Records with drawing code
· · ·

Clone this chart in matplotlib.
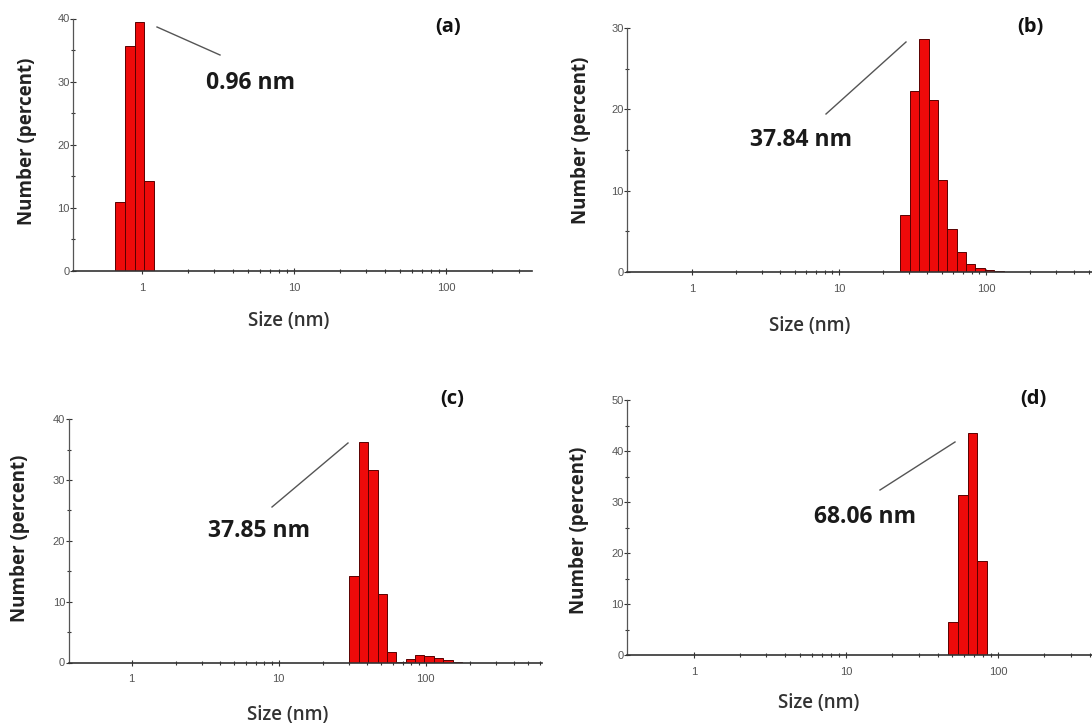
import matplotlib
matplotlib.use("Agg")
import matplotlib.pyplot as plt
import matplotlib.ticker as mticker
from matplotlib.lines import Line2D

plt.rcParams['font.family'] = ['Open Sans', 'DejaVu Sans']

# ---------------- data (Malvern size classes, nm) ----------------
a_sizes = [0.7195, 0.8332, 0.9649, 1.117]
a_pct = [10.9, 35.7, 39.4, 14.3]

b_sizes = [28.21, 32.67, 37.84, 43.82, 50.75, 58.77, 68.06, 78.82, 91.28, 105.7, 122.4, 141.8]
b_pct = [7.0, 22.3, 28.7, 21.2, 11.3, 5.3, 2.5, 1.0, 0.55, 0.25, 0.1, 0.04]

c_sizes = [32.67, 37.84, 43.82, 50.75, 58.77, 68.06, 78.82, 91.28, 105.7, 122.4, 141.8, 164.2]
c_pct = [14.2, 36.3, 31.7, 11.3, 1.65, 0.15, 0.65, 1.25, 1.1, 0.7, 0.4, 0.15]

d_sizes = [50.75, 58.77, 68.06, 78.82]
d_pct = [6.5, 31.4, 43.5, 18.5]

panel_labels = ['(a)', '(b)', '(c)', '(d)']
peak_labels = ['0.96 nm', '37.84 nm', '37.85 nm', '68.06 nm']
x_tick_vals = [1, 10, 100]
x_tick_text = ['1', '10', '100']
ylims = [40, 30, 40, 50]

RATIO = 1.15808  # ratio between adjacent size classes

W, H = 1092, 724
fig = plt.figure(figsize=(W / 100, H / 100), dpi=100)


def fx(px):
    return px / W


def fy(py):
    return 1 - py / H


# axes rectangles in pixels: left, right, y of zero, y of top, x limits
rects = [
    (73, 532, 270.7, 18.5, (0.352, 368)),
    (627, 1092, 272, 28, (0.361, 527)),
    (68.6, 542, 662.5, 419.3, (0.373, 619)),
    (627, 1092, 655.3, 400, (0.363, 415)),
]
datasets = [(a_sizes, a_pct), (b_sizes, b_pct), (c_sizes, c_pct), (d_sizes, d_pct)]

for i, ((l, r, y0, yt, xl), (sz, pc)) in enumerate(zip(rects, datasets)):
    ax = fig.add_axes([fx(l), fy(y0), fx(r - l), (y0 - yt) / H])
    ax.set_xscale('log')
    lefts = [s / RATIO ** 0.5 for s in sz]
    widths = [s * (RATIO ** 0.5 - RATIO ** -0.5) for s in sz]
    ax.bar(lefts, pc, width=widths, align='edge', color='#ee0a0a',
           edgecolor='#5a0000', linewidth=0.7, zorder=2)
    ax.set_xlim(*xl)
    ax.set_ylim(0, ylims[i])
    for s in ['top', 'right']:
        ax.spines[s].set_visible(False)
    ax.spines['left'].set_color('#555555')
    ax.spines['left'].set_linewidth(0.9)
    ax.spines['bottom'].set_color('#333333')
    ax.spines['bottom'].set_linewidth(1.2)
    ax.spines['bottom'].set_zorder(3)
    ax.set_xticks(x_tick_vals)
    ax.set_xticklabels(x_tick_text)
    minor = [m * d for d in (1, 10, 100) for m in range(2, 10) if m * d < xl[1]]
    ax.xaxis.set_minor_locator(mticker.FixedLocator(minor))
    ax.xaxis.set_minor_formatter(mticker.NullFormatter())
    ax.yaxis.set_major_locator(mticker.MultipleLocator(10))
    ax.yaxis.set_minor_locator(mticker.MultipleLocator(5))
    ax.tick_params(which='both', direction='inout', color='#333333', width=0.8)
    ax.tick_params(which='major', length=4)
    ax.tick_params(which='minor', length=3.5)
    ax.tick_params(axis='x', labelsize=8, labelcolor='#555555', pad=6.5)
    ax.tick_params(axis='y', labelsize=8, labelcolor='#555555', pad=0.5)
    for t in ax.get_xticklabels() + ax.get_yticklabels():
        t.set_family(['Liberation Sans', 'DejaVu Sans'])

# axis labels
ylab_pos = [(27, 141), (581, 140), (20, 538), (579, 530)]
xlab_pos = [(289, 321), (810, 326), (288, 715), (819, 703)]
for (x, y) in ylab_pos:
    fig.text(fx(x), fy(y), 'Number (percent)', rotation=90, ha='center', va='center',
             fontsize=13.5, fontweight='bold', color='#222222')
for (x, y) in xlab_pos:
    fig.text(fx(x), fy(y), 'Size (nm)', ha='center', va='center',
             fontsize=13.5, fontweight='semibold', color='#333333')

# panel labels
plab_pos = [(448, 27), (1030, 27), (452, 399), (1033, 399)]
for (x, y), t in zip(plab_pos, panel_labels):
    fig.text(fx(x), fy(y), t, ha='center', va='center', fontsize=14.5,
             fontweight='bold', color='#111111')

# peak annotations with leader lines
ann_pos = [(250, 83), (801, 140), (259, 531), (865, 517)]
lines = [((157, 27), (220, 55)), ((826, 114), (906, 42)),
         ((272, 507), (348, 443)), ((880, 490), (955, 442))]
for (x, y), t, ((x1, y1), (x2, y2)) in zip(ann_pos, peak_labels, lines):
    fig.text(fx(x), fy(y), t, ha='center', va='center', fontsize=16.5,
             fontweight='bold', color='#1a1a1a')
    fig.add_artist(Line2D([fx(x1), fx(x2)], [fy(y1), fy(y2)], color='#555555',
                          linewidth=1.0))

fig.savefig('out.png', dpi=100)
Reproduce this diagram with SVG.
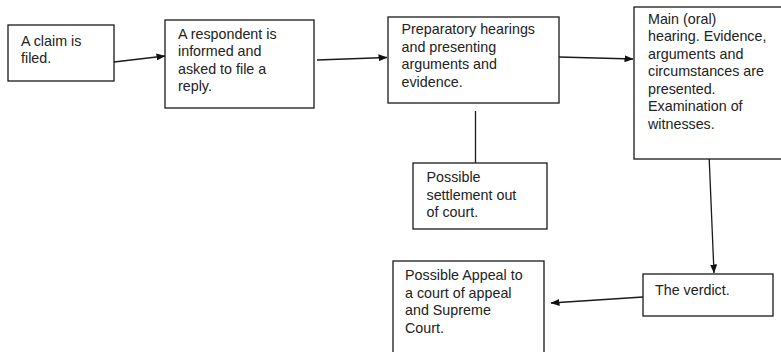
<svg xmlns="http://www.w3.org/2000/svg" width="781" height="352" viewBox="0 0 781 352">
<defs>
<marker id="ah" markerWidth="9" markerHeight="7" refX="8.5" refY="3.5" orient="auto" markerUnits="userSpaceOnUse">
<path d="M0,0 L9,3.5 L0,7 Z" fill="#111"/>
</marker>
<style>
.box{fill:#fff;stroke:#1a1a1a;stroke-width:1.3}
.t{font-family:"Liberation Sans",Arial,sans-serif;font-size:14.3px;fill:#222}
.c{stroke:#1a1a1a;stroke-width:1.3;fill:none}
.a{marker-end:url(#ah)}
</style>
</defs>
<rect width="781" height="352" fill="#fff"/>
<g id="connectors">
<line class="c a" x1="114" y1="62" x2="165" y2="56"/>
<line class="c a" x1="317" y1="60" x2="387" y2="57.5"/>
<line class="c a" x1="559" y1="57" x2="633" y2="59"/>
<line class="c" x1="475.5" y1="111" x2="475.5" y2="163"/>
<line class="c a" x1="709" y1="154" x2="714" y2="273"/>
<line class="c a" x1="643" y1="297" x2="551" y2="303"/>
</g>
<g id="n1">
<rect class="box" x="8" y="25" width="106" height="56"/>
<text class="t" x="21" y="45.5">A claim is</text>
<text class="t" x="21" y="62.5">filed.</text>
</g>
<g id="n2">
<rect class="box" x="165" y="20" width="149" height="88"/>
<text class="t" x="178" y="38.5">A respondent is</text>
<text class="t" x="178" y="56">informed and</text>
<text class="t" x="178" y="73.5">asked to file a</text>
<text class="t" x="178" y="91">reply.</text>
</g>
<g id="n3">
<rect class="box" x="388" y="17" width="171" height="86"/>
<text class="t" x="401.5" y="34">Preparatory hearings</text>
<text class="t" x="401.5" y="51.5">and presenting</text>
<text class="t" x="401.5" y="69">arguments and</text>
<text class="t" x="401.5" y="86.5">evidence.</text>
</g>
<g id="n4">
<rect class="box" x="634" y="7" width="152" height="152"/>
<text class="t" x="648" y="23.5">Main (oral)</text>
<text class="t" x="648" y="41">hearing. Evidence,</text>
<text class="t" x="648" y="58.5">arguments and</text>
<text class="t" x="648" y="76">circumstances are</text>
<text class="t" x="648" y="93.5">presented.</text>
<text class="t" x="648" y="111">Examination of</text>
<text class="t" x="648" y="128.5">witnesses.</text>
</g>
<g id="n5">
<rect class="box" x="413" y="163" width="134" height="66"/>
<text class="t" x="426.5" y="182">Possible</text>
<text class="t" x="426.5" y="199.5">settlement out</text>
<text class="t" x="426.5" y="217">of court.</text>
</g>
<g id="n6">
<rect class="box" x="643" y="274" width="130" height="42"/>
<text class="t" x="655" y="294.5">The verdict.</text>
</g>
<g id="n7">
<rect class="box" x="393" y="261" width="151" height="100"/>
<text class="t" x="405" y="280">Possible Appeal to</text>
<text class="t" x="405" y="297.5">a court of appeal</text>
<text class="t" x="405" y="315">and Supreme</text>
<text class="t" x="405" y="332.5">Court.</text>
</g>
</svg>
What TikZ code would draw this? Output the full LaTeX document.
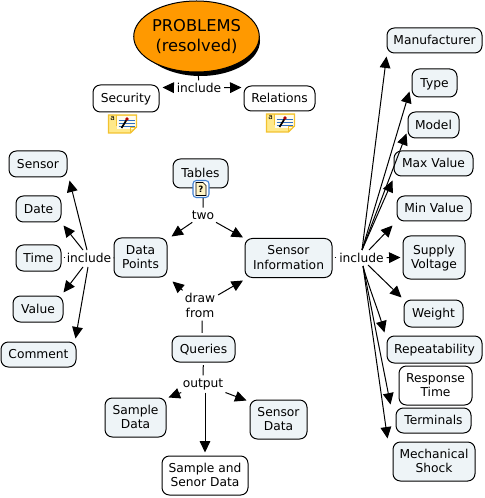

· · ·

* Given request
Return the lines exactly as they stand, from the start of the entries through the line holding "0.25, 0.1, 0.04]"; omit the pictures.

* Task answer
Clone this chart in matplotlib.
import matplotlib
matplotlib.use("Agg")
import matplotlib.pyplot as plt
import matplotlib.ticker as mticker
from matplotlib.lines import Line2D

plt.rcParams['font.family'] = ['Open Sans', 'DejaVu Sans']

# ---------------- data (Malvern size classes, nm) ----------------
a_sizes = [0.7195, 0.8332, 0.9649, 1.117]
a_pct = [10.9, 35.7, 39.4, 14.3]

b_sizes = [28.21, 32.67, 37.84, 43.82, 50.75, 58.77, 68.06, 78.82, 91.28, 105.7, 122.4, 141.8]
b_pct = [7.0, 22.3, 28.7, 21.2, 11.3, 5.3, 2.5, 1.0, 0.55, 0.25, 0.1, 0.04]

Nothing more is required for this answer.